■ **Records supplied**:
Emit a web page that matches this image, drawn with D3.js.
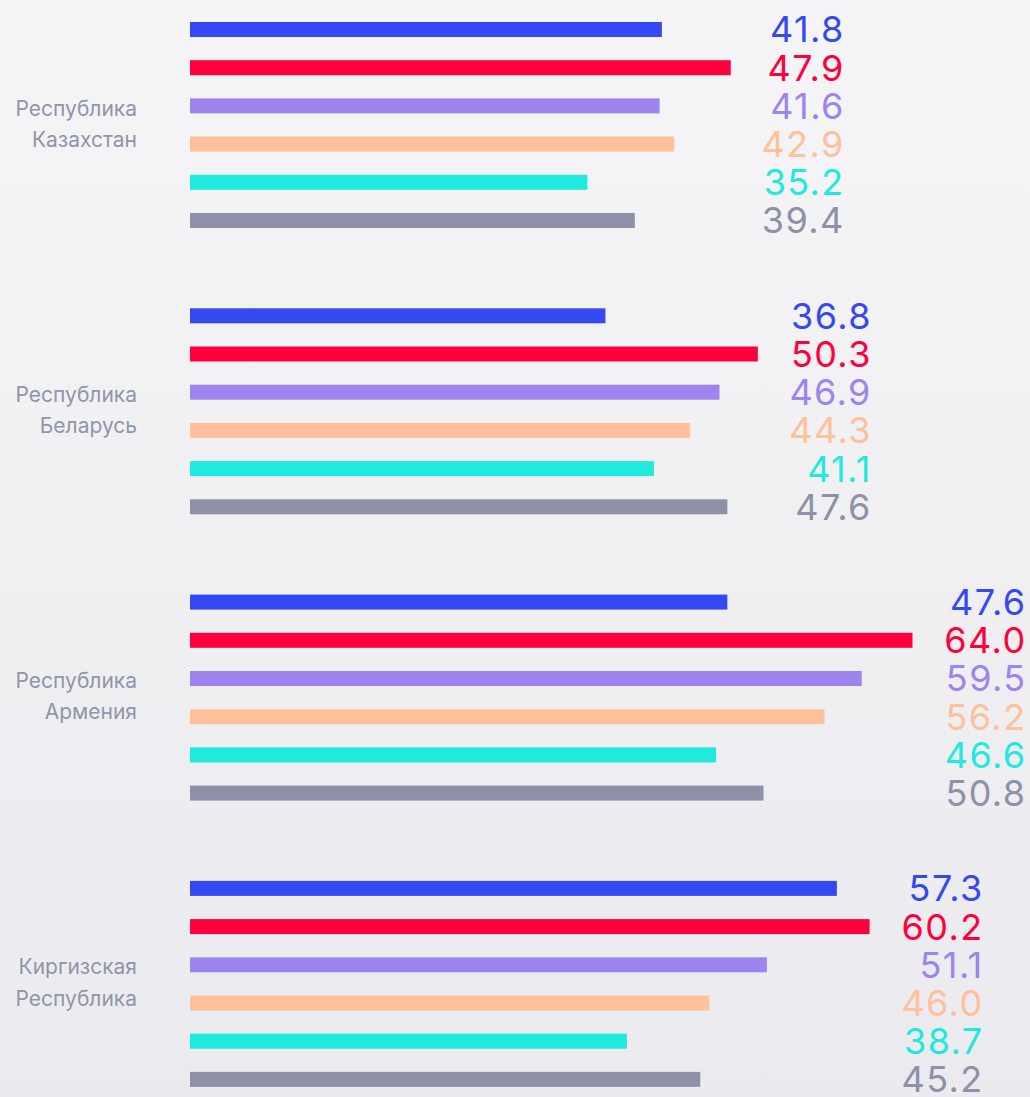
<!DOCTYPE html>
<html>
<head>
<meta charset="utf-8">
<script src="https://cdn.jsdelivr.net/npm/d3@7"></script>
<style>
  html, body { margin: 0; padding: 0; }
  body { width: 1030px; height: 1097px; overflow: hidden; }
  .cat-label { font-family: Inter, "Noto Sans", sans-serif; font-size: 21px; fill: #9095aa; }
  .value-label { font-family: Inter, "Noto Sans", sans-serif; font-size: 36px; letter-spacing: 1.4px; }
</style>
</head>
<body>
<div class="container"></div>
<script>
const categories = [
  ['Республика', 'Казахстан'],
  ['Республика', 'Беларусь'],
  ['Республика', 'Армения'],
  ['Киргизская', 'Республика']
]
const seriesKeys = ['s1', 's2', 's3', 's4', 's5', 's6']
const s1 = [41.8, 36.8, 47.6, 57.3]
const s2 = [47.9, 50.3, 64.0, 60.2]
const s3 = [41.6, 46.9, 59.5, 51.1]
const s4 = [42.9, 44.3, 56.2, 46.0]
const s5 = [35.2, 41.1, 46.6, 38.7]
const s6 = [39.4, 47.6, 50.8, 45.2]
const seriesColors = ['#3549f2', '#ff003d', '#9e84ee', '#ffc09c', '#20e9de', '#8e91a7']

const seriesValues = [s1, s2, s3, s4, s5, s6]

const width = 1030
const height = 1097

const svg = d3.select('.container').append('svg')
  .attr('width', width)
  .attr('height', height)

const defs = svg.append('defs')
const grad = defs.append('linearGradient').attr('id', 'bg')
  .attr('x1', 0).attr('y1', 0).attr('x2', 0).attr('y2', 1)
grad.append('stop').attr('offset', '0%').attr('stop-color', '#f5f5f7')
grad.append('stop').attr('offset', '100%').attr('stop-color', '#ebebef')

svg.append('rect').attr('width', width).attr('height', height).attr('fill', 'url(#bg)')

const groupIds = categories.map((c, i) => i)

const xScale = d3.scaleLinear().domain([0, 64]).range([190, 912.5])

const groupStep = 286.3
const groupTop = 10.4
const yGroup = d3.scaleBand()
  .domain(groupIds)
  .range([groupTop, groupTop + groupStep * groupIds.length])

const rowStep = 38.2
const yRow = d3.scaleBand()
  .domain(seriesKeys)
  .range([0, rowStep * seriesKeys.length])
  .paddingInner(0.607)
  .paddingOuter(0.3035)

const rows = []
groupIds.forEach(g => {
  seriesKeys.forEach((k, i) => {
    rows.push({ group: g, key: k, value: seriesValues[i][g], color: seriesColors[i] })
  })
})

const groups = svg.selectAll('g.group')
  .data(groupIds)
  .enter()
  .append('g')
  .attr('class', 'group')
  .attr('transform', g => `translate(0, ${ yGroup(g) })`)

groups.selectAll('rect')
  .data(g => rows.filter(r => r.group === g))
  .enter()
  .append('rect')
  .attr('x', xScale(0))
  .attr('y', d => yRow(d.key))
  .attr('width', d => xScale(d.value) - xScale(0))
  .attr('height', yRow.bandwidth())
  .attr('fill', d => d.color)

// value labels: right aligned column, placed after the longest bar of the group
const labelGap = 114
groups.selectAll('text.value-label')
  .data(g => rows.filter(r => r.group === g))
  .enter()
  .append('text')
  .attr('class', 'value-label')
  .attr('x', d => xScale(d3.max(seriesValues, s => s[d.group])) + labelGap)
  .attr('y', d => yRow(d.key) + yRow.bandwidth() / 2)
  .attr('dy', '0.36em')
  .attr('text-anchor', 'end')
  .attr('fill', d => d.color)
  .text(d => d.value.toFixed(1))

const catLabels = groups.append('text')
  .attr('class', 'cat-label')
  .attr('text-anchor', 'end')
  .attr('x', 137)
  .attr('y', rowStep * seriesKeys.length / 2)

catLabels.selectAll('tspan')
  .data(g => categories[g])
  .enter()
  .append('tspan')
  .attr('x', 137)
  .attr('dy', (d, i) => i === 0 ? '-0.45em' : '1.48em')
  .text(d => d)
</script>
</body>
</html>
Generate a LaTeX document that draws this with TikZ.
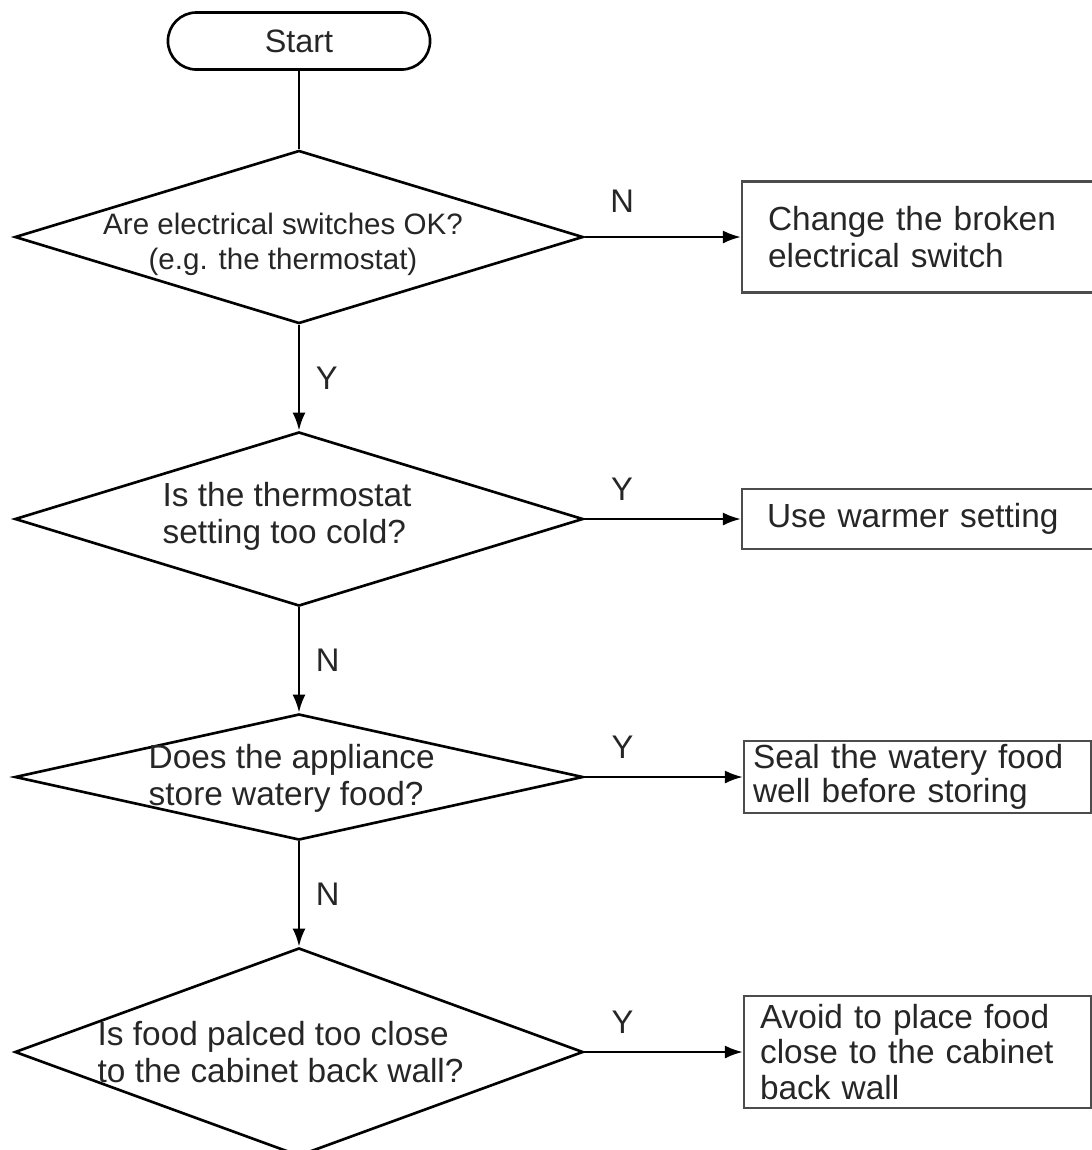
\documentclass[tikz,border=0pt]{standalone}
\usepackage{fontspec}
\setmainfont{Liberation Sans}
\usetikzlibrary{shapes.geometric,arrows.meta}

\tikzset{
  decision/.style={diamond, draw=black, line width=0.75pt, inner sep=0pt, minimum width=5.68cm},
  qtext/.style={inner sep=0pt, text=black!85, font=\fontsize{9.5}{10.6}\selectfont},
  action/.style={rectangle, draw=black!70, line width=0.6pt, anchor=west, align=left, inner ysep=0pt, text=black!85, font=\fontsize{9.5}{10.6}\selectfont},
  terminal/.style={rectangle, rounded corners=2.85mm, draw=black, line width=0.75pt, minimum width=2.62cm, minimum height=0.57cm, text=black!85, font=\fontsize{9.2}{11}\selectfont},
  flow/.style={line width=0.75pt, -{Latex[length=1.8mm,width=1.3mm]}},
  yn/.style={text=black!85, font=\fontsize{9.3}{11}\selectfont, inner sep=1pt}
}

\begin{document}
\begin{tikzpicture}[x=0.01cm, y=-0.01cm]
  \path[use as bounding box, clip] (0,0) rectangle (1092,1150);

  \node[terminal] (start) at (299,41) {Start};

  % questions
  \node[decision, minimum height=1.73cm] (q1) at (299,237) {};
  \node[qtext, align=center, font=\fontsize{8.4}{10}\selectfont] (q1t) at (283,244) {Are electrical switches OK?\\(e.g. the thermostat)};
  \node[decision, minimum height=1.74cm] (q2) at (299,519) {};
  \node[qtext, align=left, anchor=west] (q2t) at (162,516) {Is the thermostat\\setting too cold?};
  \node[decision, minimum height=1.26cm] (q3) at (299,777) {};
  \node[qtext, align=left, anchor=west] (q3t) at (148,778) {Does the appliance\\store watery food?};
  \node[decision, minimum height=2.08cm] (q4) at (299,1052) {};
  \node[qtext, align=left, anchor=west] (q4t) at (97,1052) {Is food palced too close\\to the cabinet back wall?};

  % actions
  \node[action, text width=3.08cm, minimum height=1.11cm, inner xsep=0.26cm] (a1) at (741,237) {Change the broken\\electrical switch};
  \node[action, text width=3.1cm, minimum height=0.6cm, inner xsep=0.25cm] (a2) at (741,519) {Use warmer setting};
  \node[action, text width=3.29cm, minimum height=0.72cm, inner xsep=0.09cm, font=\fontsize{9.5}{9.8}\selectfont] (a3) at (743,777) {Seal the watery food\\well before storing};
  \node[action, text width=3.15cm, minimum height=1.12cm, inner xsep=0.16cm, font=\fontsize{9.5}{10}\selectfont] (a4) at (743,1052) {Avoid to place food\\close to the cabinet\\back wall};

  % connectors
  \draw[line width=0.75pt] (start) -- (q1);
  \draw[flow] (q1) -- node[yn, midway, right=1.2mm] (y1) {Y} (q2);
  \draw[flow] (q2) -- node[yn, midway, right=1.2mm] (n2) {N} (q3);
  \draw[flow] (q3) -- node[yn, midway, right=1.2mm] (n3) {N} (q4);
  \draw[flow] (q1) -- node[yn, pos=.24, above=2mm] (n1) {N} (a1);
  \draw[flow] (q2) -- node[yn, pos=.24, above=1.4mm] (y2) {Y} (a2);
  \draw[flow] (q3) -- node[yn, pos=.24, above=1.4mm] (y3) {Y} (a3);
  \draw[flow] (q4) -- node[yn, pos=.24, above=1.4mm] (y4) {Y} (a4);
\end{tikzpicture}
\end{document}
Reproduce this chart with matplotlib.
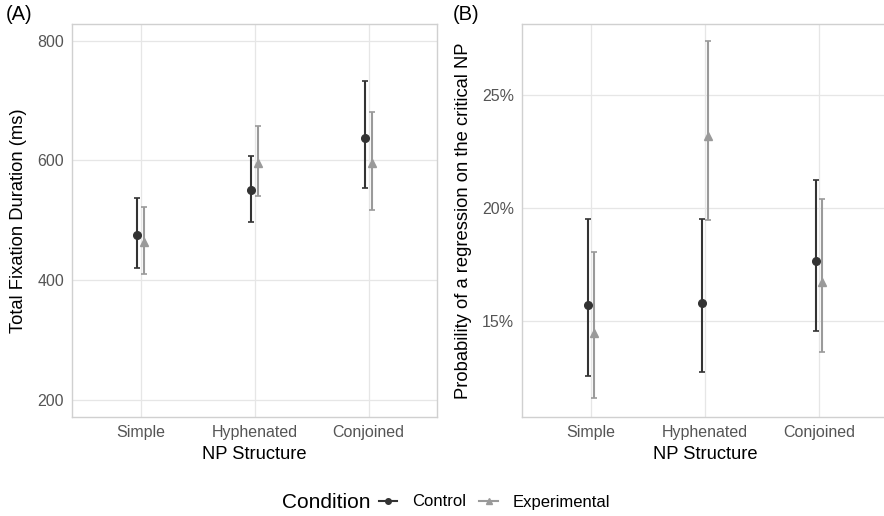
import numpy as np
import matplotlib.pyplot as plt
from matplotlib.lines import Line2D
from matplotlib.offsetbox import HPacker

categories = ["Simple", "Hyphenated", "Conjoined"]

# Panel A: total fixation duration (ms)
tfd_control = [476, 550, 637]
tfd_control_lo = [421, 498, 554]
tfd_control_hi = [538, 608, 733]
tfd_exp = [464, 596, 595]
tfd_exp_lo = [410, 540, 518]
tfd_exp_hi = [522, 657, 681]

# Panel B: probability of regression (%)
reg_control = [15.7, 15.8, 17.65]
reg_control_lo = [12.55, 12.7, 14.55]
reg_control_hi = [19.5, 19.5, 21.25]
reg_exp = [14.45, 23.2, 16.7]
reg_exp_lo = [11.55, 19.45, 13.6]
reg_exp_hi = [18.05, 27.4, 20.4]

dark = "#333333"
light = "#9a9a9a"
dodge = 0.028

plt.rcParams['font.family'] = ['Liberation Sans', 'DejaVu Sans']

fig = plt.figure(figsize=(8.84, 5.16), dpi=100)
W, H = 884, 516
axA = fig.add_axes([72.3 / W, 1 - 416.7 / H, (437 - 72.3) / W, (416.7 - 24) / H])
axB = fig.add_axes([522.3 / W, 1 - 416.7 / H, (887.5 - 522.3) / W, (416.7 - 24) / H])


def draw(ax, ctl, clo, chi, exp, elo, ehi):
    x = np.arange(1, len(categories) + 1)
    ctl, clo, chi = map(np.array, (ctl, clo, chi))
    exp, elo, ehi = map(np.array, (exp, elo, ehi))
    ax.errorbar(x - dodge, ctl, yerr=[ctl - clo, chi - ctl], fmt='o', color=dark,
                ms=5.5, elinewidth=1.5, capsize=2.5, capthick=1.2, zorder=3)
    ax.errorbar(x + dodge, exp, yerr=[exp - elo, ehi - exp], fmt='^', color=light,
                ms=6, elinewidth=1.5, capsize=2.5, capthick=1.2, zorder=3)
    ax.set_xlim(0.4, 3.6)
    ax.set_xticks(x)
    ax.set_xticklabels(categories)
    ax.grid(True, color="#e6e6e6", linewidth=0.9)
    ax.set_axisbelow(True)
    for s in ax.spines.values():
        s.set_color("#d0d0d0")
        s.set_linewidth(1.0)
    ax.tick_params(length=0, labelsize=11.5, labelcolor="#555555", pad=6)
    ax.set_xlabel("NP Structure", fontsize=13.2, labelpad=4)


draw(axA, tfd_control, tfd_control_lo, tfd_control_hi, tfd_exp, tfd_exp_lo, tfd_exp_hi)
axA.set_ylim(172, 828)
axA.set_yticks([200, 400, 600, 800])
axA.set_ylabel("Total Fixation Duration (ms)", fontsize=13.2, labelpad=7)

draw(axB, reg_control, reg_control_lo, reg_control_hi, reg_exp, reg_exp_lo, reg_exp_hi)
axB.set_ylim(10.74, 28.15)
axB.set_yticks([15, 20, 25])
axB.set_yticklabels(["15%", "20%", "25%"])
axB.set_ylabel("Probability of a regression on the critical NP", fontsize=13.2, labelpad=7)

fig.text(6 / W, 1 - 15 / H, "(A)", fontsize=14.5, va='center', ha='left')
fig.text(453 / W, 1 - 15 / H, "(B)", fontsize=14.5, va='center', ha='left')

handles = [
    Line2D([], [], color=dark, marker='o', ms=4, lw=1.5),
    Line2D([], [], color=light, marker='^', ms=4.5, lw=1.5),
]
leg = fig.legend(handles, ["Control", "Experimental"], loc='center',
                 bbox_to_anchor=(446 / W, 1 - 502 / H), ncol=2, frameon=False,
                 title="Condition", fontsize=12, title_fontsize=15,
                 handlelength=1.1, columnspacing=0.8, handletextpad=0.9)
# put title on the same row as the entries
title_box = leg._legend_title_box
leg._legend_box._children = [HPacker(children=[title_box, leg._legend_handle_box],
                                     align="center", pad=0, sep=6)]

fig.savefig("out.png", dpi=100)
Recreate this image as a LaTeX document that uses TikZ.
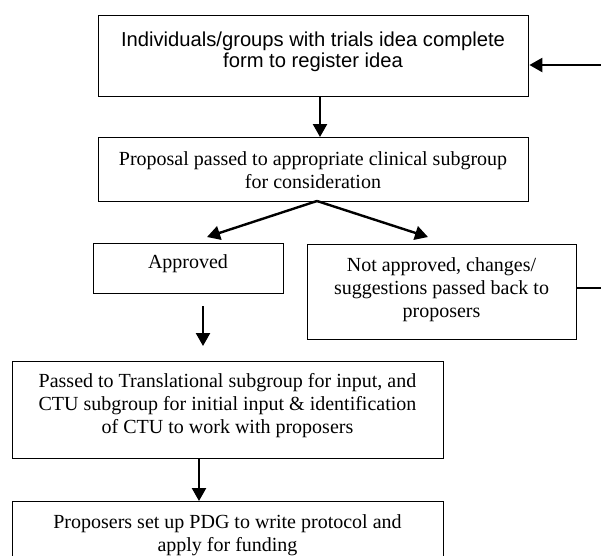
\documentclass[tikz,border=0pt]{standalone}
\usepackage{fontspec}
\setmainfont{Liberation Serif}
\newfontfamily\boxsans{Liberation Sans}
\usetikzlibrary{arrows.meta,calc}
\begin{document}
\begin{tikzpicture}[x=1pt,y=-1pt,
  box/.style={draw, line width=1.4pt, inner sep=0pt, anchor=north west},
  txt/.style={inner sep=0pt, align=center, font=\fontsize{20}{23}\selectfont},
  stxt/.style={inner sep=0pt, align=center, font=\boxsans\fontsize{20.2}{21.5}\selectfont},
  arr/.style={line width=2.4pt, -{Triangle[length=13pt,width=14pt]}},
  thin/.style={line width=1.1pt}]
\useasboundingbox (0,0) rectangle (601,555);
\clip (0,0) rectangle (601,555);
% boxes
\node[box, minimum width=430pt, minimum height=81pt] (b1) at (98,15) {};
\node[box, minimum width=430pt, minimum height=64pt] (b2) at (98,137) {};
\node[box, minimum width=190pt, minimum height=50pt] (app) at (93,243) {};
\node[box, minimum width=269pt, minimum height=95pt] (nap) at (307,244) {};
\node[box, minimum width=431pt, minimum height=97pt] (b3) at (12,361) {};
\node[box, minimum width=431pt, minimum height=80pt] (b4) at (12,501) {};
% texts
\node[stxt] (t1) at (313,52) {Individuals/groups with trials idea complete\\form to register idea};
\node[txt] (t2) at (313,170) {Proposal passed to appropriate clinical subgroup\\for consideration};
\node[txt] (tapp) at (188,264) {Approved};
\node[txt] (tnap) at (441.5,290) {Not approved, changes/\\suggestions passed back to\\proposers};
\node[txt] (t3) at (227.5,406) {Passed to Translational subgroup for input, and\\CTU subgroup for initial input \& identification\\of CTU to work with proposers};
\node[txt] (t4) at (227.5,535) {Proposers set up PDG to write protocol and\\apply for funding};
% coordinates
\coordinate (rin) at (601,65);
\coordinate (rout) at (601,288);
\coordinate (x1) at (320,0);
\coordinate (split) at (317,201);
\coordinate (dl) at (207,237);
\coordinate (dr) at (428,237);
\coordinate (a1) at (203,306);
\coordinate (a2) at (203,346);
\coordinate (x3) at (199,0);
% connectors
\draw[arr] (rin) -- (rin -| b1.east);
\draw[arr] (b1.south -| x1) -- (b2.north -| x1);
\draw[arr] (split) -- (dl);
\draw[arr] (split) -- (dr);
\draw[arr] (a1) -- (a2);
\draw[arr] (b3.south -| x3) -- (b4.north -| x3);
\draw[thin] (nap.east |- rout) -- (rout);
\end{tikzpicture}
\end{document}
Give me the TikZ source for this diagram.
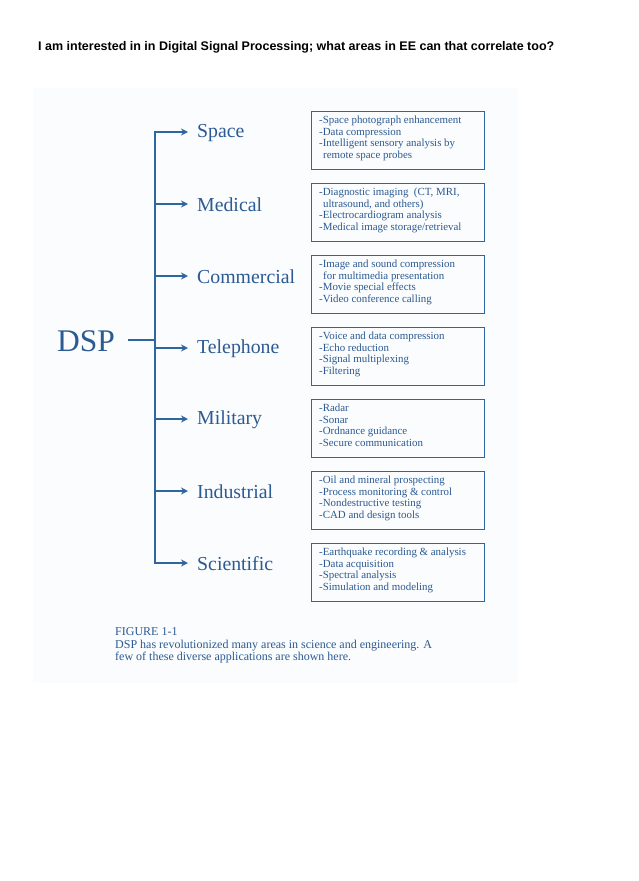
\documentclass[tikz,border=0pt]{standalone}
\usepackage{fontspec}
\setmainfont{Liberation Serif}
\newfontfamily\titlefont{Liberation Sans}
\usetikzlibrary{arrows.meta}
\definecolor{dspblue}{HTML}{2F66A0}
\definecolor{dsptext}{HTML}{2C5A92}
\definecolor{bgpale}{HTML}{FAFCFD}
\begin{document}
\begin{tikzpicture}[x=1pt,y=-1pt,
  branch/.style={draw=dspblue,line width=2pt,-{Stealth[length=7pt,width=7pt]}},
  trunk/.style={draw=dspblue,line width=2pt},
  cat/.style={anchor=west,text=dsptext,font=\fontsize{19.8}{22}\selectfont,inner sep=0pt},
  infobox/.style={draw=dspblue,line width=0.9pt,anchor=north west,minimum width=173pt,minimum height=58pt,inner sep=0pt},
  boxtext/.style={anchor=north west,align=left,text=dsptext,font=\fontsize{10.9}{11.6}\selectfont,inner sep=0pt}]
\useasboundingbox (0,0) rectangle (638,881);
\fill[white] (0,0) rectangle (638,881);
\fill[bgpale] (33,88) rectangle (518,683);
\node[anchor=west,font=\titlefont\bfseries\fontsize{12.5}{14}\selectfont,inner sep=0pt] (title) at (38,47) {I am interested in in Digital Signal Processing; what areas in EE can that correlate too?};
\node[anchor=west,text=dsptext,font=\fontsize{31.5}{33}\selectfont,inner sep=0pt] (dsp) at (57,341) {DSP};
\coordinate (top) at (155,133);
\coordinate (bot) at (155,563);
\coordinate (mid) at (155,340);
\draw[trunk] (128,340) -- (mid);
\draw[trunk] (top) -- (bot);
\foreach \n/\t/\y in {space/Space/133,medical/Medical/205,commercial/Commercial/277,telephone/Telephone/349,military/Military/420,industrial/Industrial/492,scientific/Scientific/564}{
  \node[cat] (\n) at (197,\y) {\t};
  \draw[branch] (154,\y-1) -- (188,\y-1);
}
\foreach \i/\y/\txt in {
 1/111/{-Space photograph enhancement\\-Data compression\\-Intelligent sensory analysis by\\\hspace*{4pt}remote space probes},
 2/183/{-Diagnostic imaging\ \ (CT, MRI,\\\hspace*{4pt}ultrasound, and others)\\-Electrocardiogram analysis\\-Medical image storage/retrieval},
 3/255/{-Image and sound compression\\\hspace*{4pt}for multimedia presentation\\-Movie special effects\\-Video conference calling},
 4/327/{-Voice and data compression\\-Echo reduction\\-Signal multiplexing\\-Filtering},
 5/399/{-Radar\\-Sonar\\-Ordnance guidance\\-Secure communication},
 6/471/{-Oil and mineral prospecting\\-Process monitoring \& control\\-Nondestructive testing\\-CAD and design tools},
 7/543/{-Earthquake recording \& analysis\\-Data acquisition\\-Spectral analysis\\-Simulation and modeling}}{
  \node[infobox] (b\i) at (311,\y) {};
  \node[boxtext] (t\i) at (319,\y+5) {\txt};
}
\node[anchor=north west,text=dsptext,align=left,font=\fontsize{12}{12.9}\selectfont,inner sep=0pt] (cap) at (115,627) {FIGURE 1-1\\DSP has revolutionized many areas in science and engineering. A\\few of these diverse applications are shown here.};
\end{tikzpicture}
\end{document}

■ **Exercise goal**: Which lines above contain the word "with"? Copy each of them.

■ **Answer to this problem**:
Emit a web page that matches this image, drawn with D3.js.
Generate a LaTeX document that draws this with TikZ.
Reproduce this chart with matplotlib.
\node[stxt] (t1) at (313,52) {Individuals/groups with trials idea complete\\form to register idea};
\node[txt] (t3) at (227.5,406) {Passed to Translational subgroup for input, and\\CTU subgroup for initial input \& identification\\of CTU to work with proposers};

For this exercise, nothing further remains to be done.